The Verdict
Date Published31 July 2014
Price£ 6.99

The Verdict

by Nick Stone

When legal clerk Terry Flynt is assigned to a murder where the accused messed up his life, he needs to decide what outcome he is seeking.


After a promising start at Cambridge University, Terry Flynt left under a cloud and has spent 20 years in menial work, only recently hired as a clerk at top London legal firm KRP. By apparent chance he is assigned to the case when a commercial client, hedge-fund manager Vernon James, is accused of the murder of a woman in a hotel room.

Terry and VJ have a history: they grew up together and were close, but Terry blames VJ for his expulsion from Cambridge, and grew to hate him when VJ married his former girlfriend and became rich and successful. To consolidate his position at KRP and support his family, Terry needs to dig up some exculpatory evidence, but his instincts are telling him VJ is guilty and deserves the penalty that will come with conviction in court.

This is a very readable legal thriller, with slow disclosure of the activities of several Machiavellian characters including Kopf, the head (what else) of KRP, Swayne, an investigator who seems too well informed, the Silver Service Agency and their sinister team of operatives, and the powerful Nagle family.
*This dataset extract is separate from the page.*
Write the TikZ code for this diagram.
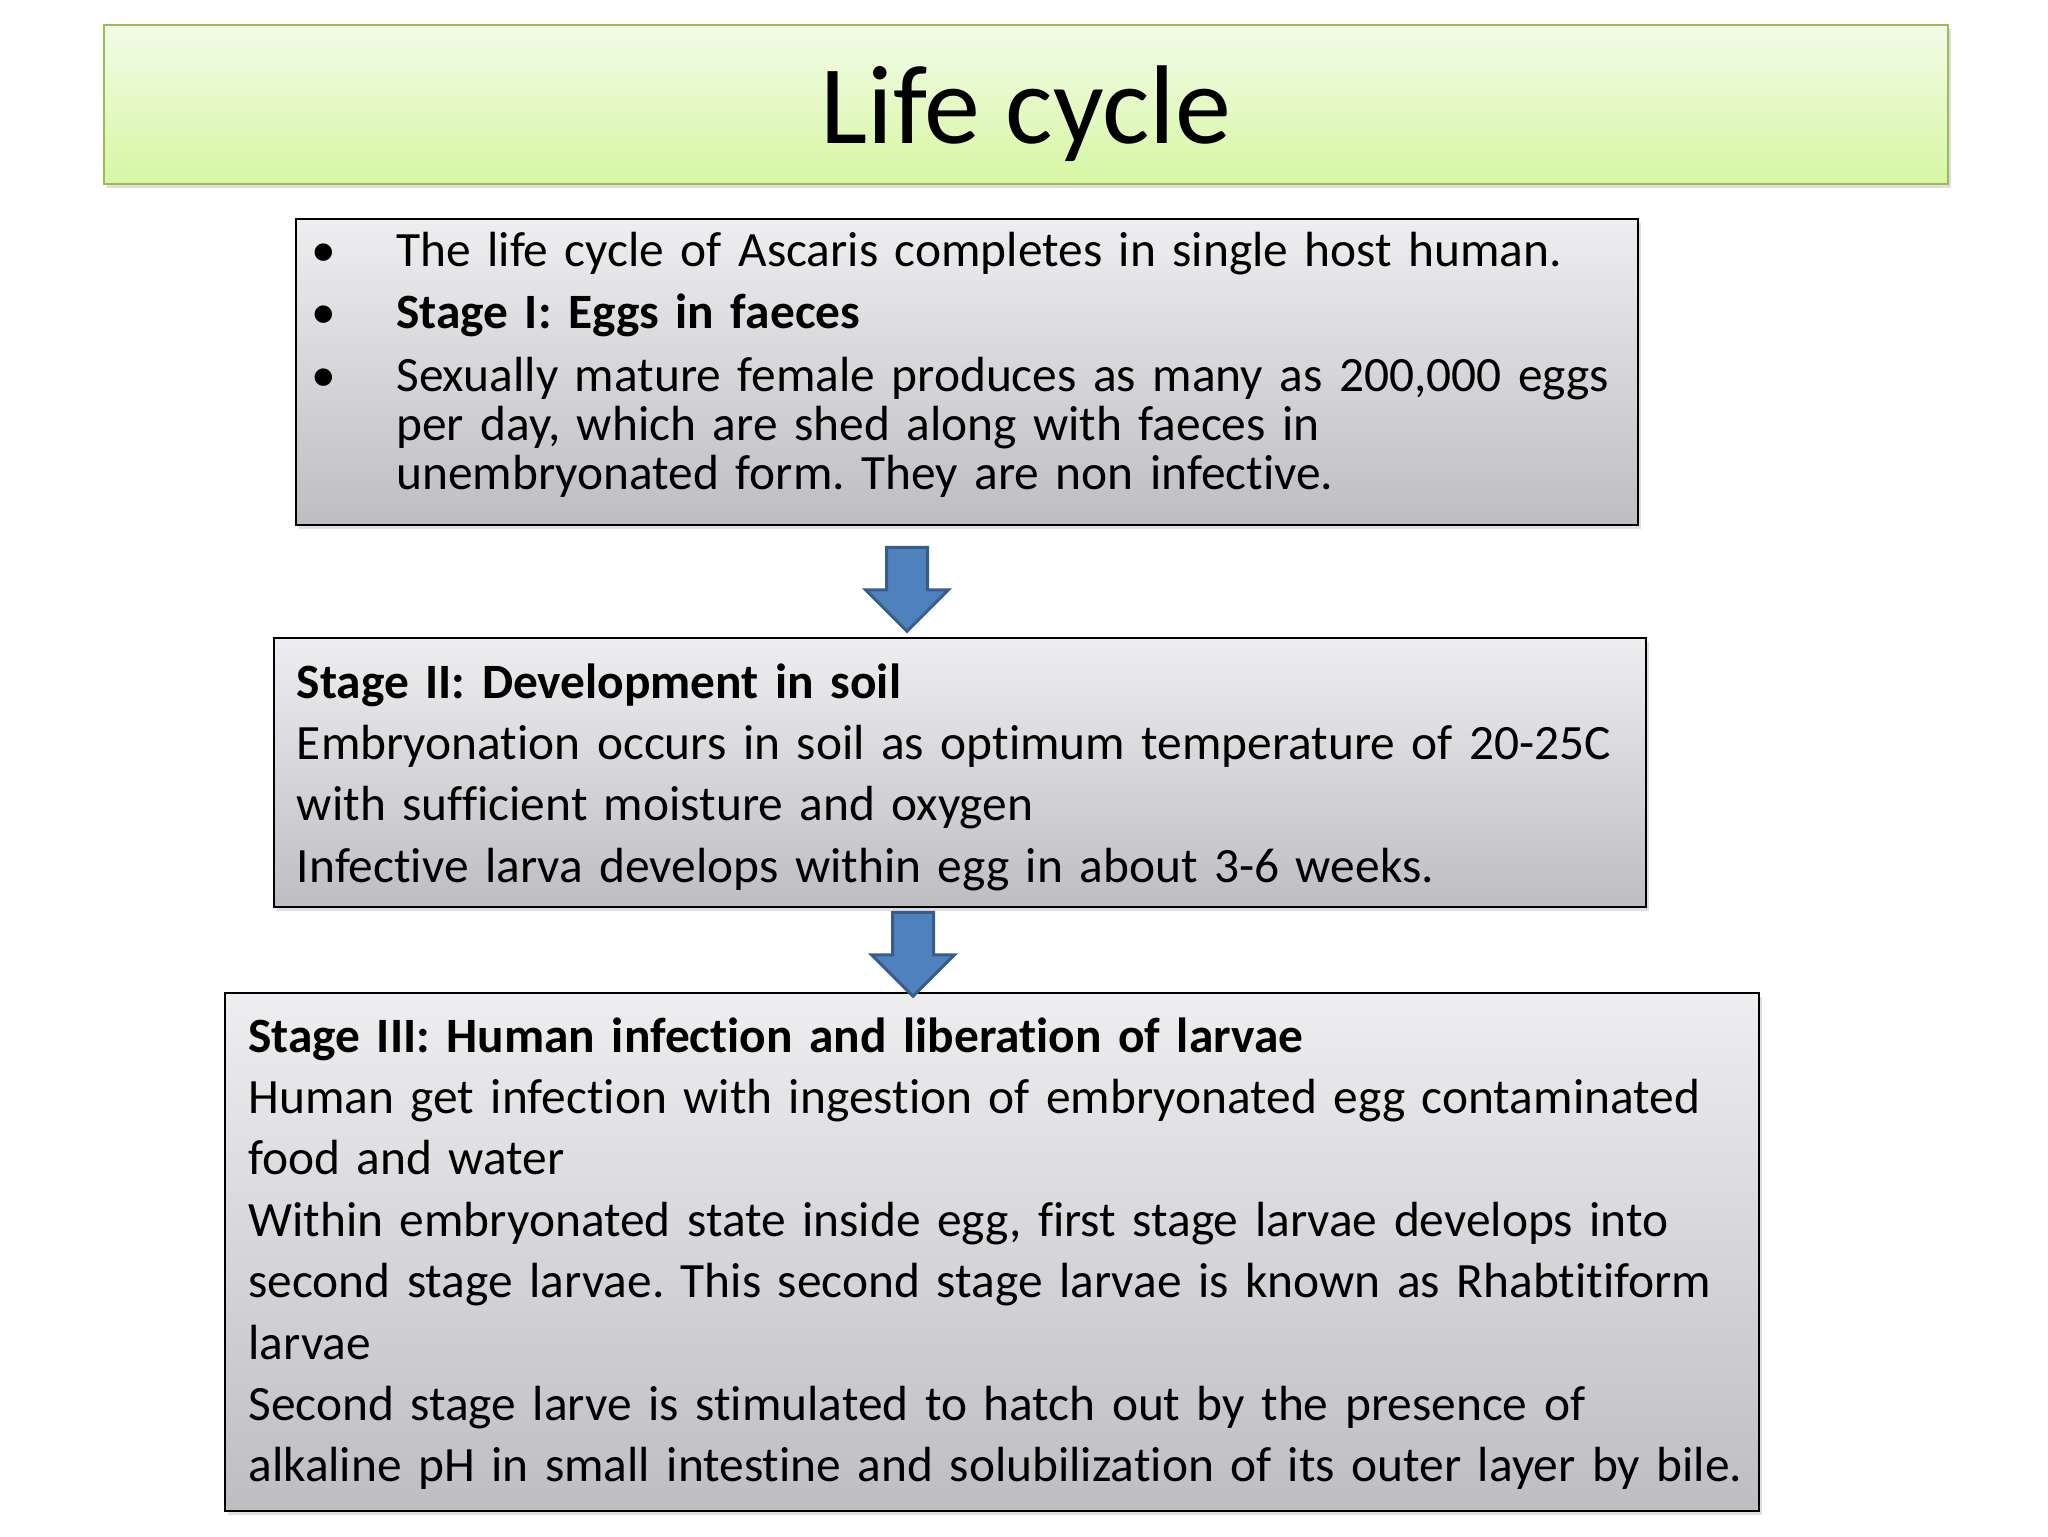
\documentclass[tikz,border=0pt]{standalone}
\usepackage{fontspec}
\setmainfont{Carlito}[Ligatures=NoCommon]
\usetikzlibrary{shapes.arrows,shadows}

\definecolor{titletop}{RGB}{242,252,232}
\definecolor{titlebot}{RGB}{215,246,162}
\definecolor{titleline}{RGB}{155,187,89}
\definecolor{boxtop}{RGB}{238,238,241}
\definecolor{boxbot}{RGB}{190,190,194}
\definecolor{arrfill}{RGB}{79,129,189}
\definecolor{arrline}{RGB}{56,93,138}

\hyphenpenalty=10000
\exhyphenpenalty=10000
\frenchspacing

\newcommand{\bulitem}[1]{\noindent\hangindent=42.5pt\hangafter=1\makebox[42.5pt][l]{\textbullet}#1\par}

\begin{document}
\begin{tikzpicture}[x=0.5pt,y=-0.5pt,
  titlebox/.style={draw=titleline,line width=1pt,top color=titletop,bottom color=titlebot,
    anchor=north west,inner sep=0pt,outer sep=0pt,
    drop shadow={shadow xshift=1.5pt,shadow yshift=-2pt,opacity=0.25}},
  stagebox/.style={draw=black,line width=1pt,top color=boxtop,bottom color=boxbot,
    anchor=north west,inner sep=0pt,outer sep=0pt,
    drop shadow={shadow xshift=1.5pt,shadow yshift=-2pt,opacity=0.25}},
  bodytext/.style={anchor=base west,inner sep=0pt,align=left,
    font=\fontsize{24.7pt}{30.7pt}\selectfont},
  downarrow/.style={single arrow,draw=arrline,fill=arrfill,line width=1.5pt,
    rotate=-90,minimum height=42pt,minimum width=40pt,inner xsep=0pt,inner ysep=9.5pt,
    single arrow head extend=10.5pt,single arrow tip angle=90}]
\useasboundingbox (0,0) rectangle (2048,1536);
\fill[white] (0,0) rectangle (2048,1536);

% heading
\node[titlebox,minimum width=922pt,minimum height=79.5pt] (title) at (104,25) {};
\node[anchor=base,inner sep=0pt,font=\fontsize{56pt}{60pt}\selectfont,yshift=-59.4pt]
  (titletext) at (title.north) {Life cycle};

% the three stages
\node[stagebox,minimum width=671pt,minimum height=153pt] (stage1) at (296,219) {};
\node[stagebox,minimum width=686pt,minimum height=134.5pt] (stage2) at (274,638) {};
\node[stagebox,minimum width=767pt,minimum height=259pt] (stage3) at (225,993) {};

\node[anchor=base west,inner sep=0pt,text width=660pt,
  font=\fontsize{24.7pt}{24.5pt}\selectfont,
  xshift=7.5pt,yshift=-23.5pt] (text1) at (stage1.north west)
  {\raggedright\lineskiplimit=-20pt\parskip=6.8pt
   \bulitem{The life cycle of Ascaris completes in single host human.}%
   \bulitem{\textbf{Stage I: Eggs in faeces}}%
   \bulitem{Sexually mature female produces as many as 200,000 eggs\newline
   per day, which are shed along with faeces in\newline
   unembryonated form. They are non infective.}};

\node[bodytext,text width=675pt,xshift=11.25pt,yshift=-30pt] (text2) at (stage2.north west)
  {\textbf{Stage II: Development in soil}\\
   Embryonation occurs in soil as optimum temperature of 20-25C\\
   with sufficient moisture and oxygen\\
   Infective larva develops within egg in about 3-6 weeks.};

\node[bodytext,text width=760pt,xshift=11.5pt,yshift=-29.5pt] (text3) at (stage3.north west)
  {\textbf{Stage III: Human infection and liberation of larvae}\\
   Human get infection with ingestion of embryonated egg contaminated\\
   food and water\\
   Within embryonated state inside egg,\ first stage larvae develops into\\
   second stage larvae. This second stage larvae is known as Rhabtitiform\\
   larvae\\
   Second stage larve is stimulated to hatch out by the presence of\\
   alkaline pH in small intestine and solubilization of its outer layer by bile.};

% arrows between stages
\node[downarrow] (arrow12) at (907,579) {};
\node[downarrow] (arrow23) at (913,944) {};
\end{tikzpicture}
\end{document}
The reader looks over Terry’s shoulder as details emerge, but Terry’s own backstory is something which is also drip-fed to the reader.

The combination of Terry’s ambivalence about VJ, uncertainty about VJ’s culpability and about the real explanation for events make for exciting reading. We get some police procedure, some pretence of the same from Terry and Swayne, and some excellent court action from the Old Bailey. There are plenty of twists and turns to sustain interest.

Unfortunately, Stone paces plot developments and generates tension by allowing important aspects of VJ’s defence to be overlooked by both the police and by defence lawyers for longer periods than is really plausible. When the murdered woman is shown to have had a relationship with another man, and exchanged phone calls on the very night of the murder, neither police nor defence seem interested. VJ’s contention that he was set up seems again not to have occurred to anyone for a very long time, despite several very odd aspects to the police case.

The tendency to over-dramatise supposed moral transgressions is also a little irritating. VJ and his business manager are ‘bastards’ for offering a large sum to induce the Quakers to sell a piece of land which may then be left vacant in anticipation of a rise in value. To prepare a witness for cross-examination by reference to anticipated questions from the prosecution was a ‘gross violation of ethics.’

Extraction of the maximum drama from a story is part of the skill of an author, but the means should not be too evident. Stone takes rather too many liberties with the plot and his characters to make The Verdict entirely credible. However, providing the reader is prepared to exercise a little suspension of disbelief, there is plenty to like.